Plotting code records:

* * *

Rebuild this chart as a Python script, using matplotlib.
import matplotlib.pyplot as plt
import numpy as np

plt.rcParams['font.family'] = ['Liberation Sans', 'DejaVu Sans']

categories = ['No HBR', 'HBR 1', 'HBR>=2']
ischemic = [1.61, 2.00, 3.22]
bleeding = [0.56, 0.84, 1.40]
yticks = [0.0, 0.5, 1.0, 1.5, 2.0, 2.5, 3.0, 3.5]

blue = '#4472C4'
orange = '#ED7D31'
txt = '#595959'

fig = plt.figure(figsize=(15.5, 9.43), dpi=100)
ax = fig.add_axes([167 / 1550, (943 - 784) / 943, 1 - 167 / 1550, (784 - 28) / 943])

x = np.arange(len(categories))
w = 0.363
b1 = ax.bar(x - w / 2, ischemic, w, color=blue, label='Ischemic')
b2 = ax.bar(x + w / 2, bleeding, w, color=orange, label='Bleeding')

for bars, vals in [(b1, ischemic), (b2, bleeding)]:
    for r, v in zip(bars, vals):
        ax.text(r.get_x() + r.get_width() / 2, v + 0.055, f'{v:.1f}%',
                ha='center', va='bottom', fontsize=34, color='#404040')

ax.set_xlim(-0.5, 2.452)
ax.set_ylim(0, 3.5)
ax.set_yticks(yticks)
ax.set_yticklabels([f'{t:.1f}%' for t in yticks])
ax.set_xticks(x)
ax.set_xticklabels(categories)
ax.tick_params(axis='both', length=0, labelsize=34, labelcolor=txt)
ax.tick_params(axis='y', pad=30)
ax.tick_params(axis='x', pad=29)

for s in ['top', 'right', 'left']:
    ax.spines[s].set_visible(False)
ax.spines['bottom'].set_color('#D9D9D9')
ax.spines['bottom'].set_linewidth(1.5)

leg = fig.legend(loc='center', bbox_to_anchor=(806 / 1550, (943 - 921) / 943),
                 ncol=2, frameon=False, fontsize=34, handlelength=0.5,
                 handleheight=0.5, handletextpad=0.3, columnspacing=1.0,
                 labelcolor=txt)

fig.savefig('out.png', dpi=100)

* * *

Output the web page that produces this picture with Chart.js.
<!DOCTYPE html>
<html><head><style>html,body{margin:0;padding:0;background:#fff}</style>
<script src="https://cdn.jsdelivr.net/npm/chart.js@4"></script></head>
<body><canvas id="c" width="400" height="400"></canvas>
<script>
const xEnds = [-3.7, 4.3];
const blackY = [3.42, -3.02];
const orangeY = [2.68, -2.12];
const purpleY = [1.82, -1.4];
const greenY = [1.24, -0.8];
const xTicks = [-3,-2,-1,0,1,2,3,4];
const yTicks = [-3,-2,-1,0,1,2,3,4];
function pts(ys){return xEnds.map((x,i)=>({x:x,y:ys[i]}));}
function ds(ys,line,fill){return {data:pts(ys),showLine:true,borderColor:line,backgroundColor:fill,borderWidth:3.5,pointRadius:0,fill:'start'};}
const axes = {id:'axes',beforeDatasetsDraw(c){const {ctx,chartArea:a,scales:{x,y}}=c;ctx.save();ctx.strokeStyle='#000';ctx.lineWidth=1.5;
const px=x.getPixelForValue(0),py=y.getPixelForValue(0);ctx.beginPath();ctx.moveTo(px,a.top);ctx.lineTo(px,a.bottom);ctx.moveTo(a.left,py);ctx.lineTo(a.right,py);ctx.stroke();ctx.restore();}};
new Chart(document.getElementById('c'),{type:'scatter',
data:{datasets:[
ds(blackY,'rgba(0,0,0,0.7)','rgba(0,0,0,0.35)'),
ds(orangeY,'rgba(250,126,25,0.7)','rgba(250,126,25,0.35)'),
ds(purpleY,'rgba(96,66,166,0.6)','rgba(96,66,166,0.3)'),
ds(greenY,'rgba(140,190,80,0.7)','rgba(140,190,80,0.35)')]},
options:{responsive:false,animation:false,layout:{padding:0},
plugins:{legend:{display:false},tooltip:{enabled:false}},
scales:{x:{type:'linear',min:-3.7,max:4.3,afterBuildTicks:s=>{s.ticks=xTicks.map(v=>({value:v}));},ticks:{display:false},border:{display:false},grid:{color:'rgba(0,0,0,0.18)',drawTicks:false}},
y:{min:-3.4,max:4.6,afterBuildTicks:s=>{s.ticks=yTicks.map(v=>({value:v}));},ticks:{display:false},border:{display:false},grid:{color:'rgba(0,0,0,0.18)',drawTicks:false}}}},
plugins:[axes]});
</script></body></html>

* * *

Print the lines from the line with "Rebuild this chart" to the line with "ha='center', va='bottom', fontsize=34, color='#404040')" exactly, and print nothing else. Both of those lines are included.

Complete response:
Rebuild this chart as a Python script, using matplotlib.
import matplotlib.pyplot as plt
import numpy as np

plt.rcParams['font.family'] = ['Liberation Sans', 'DejaVu Sans']

categories = ['No HBR', 'HBR 1', 'HBR>=2']
ischemic = [1.61, 2.00, 3.22]
bleeding = [0.56, 0.84, 1.40]
yticks = [0.0, 0.5, 1.0, 1.5, 2.0, 2.5, 3.0, 3.5]

blue = '#4472C4'
orange = '#ED7D31'
txt = '#595959'

fig = plt.figure(figsize=(15.5, 9.43), dpi=100)
ax = fig.add_axes([167 / 1550, (943 - 784) / 943, 1 - 167 / 1550, (784 - 28) / 943])

x = np.arange(len(categories))
w = 0.363
b1 = ax.bar(x - w / 2, ischemic, w, color=blue, label='Ischemic')
b2 = ax.bar(x + w / 2, bleeding, w, color=orange, label='Bleeding')

for bars, vals in [(b1, ischemic), (b2, bleeding)]:
    for r, v in zip(bars, vals):
        ax.text(r.get_x() + r.get_width() / 2, v + 0.055, f'{v:.1f}%',
                ha='center', va='bottom', fontsize=34, color='#404040')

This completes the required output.